DATA TO PROCESS:
>>>>
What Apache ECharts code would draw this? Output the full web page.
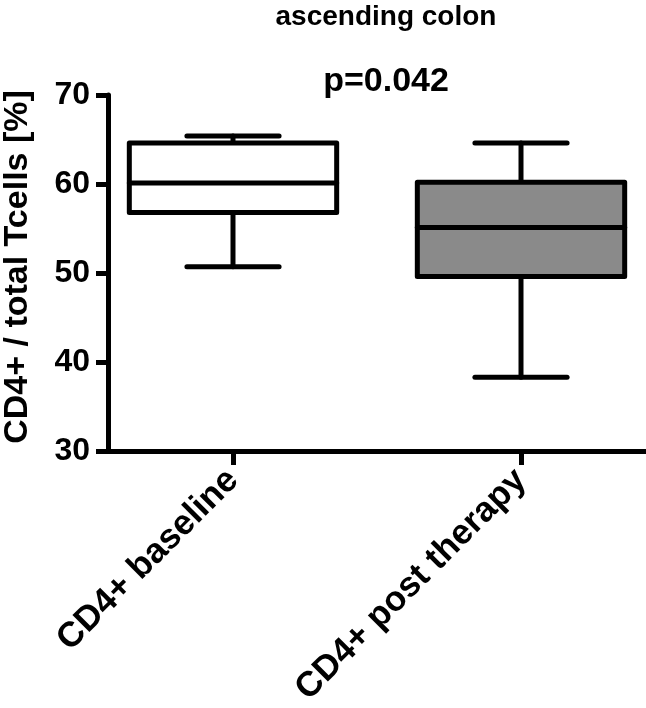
<<<<
>>>>
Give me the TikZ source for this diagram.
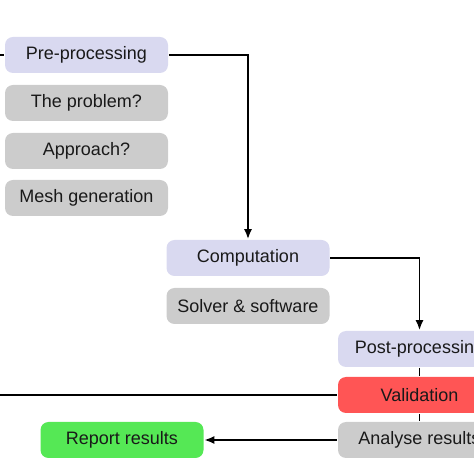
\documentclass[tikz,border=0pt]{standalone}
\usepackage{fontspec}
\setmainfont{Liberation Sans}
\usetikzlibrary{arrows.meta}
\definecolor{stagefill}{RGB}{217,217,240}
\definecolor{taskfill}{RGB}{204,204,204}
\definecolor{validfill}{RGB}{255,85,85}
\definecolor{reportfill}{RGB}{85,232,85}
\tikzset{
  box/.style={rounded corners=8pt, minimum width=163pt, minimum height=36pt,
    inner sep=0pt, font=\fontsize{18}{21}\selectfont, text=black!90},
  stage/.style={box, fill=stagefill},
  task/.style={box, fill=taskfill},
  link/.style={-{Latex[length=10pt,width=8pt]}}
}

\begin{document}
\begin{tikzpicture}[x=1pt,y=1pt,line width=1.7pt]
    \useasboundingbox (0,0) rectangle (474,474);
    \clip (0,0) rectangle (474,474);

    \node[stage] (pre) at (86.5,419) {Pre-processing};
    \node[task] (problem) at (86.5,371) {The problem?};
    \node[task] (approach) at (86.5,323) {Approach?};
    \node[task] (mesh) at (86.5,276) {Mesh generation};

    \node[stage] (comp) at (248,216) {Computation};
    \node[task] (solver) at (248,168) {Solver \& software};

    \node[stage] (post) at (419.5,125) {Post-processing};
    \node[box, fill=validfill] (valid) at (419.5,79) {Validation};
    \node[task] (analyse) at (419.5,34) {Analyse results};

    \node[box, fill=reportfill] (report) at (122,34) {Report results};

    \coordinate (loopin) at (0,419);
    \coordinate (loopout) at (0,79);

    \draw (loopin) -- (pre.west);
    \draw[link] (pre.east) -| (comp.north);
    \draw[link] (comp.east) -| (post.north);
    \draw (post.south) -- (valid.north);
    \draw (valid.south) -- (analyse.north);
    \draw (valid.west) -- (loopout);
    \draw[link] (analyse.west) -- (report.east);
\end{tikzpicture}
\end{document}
<<<<
BRIEF:
From the records above, quote word for word only the lines beginning at the line that has "Give me the TikZ source for this diagram." and stopping after the line that has "(mesh) at (86.5,276)". Omit the pictures.

ANSWER TO THE TASK:
Give me the TikZ source for this diagram.
\documentclass[tikz,border=0pt]{standalone}
\usepackage{fontspec}
\setmainfont{Liberation Sans}
\usetikzlibrary{arrows.meta}
\definecolor{stagefill}{RGB}{217,217,240}
\definecolor{taskfill}{RGB}{204,204,204}
\definecolor{validfill}{RGB}{255,85,85}
\definecolor{reportfill}{RGB}{85,232,85}
\tikzset{
  box/.style={rounded corners=8pt, minimum width=163pt, minimum height=36pt,
    inner sep=0pt, font=\fontsize{18}{21}\selectfont, text=black!90},
  stage/.style={box, fill=stagefill},
  task/.style={box, fill=taskfill},
  link/.style={-{Latex[length=10pt,width=8pt]}}
}

\begin{document}
\begin{tikzpicture}[x=1pt,y=1pt,line width=1.7pt]
    \useasboundingbox (0,0) rectangle (474,474);
    \clip (0,0) rectangle (474,474);

    \node[stage] (pre) at (86.5,419) {Pre-processing};
    \node[task] (problem) at (86.5,371) {The problem?};
    \node[task] (approach) at (86.5,323) {Approach?};
    \node[task] (mesh) at (86.5,276) {Mesh generation};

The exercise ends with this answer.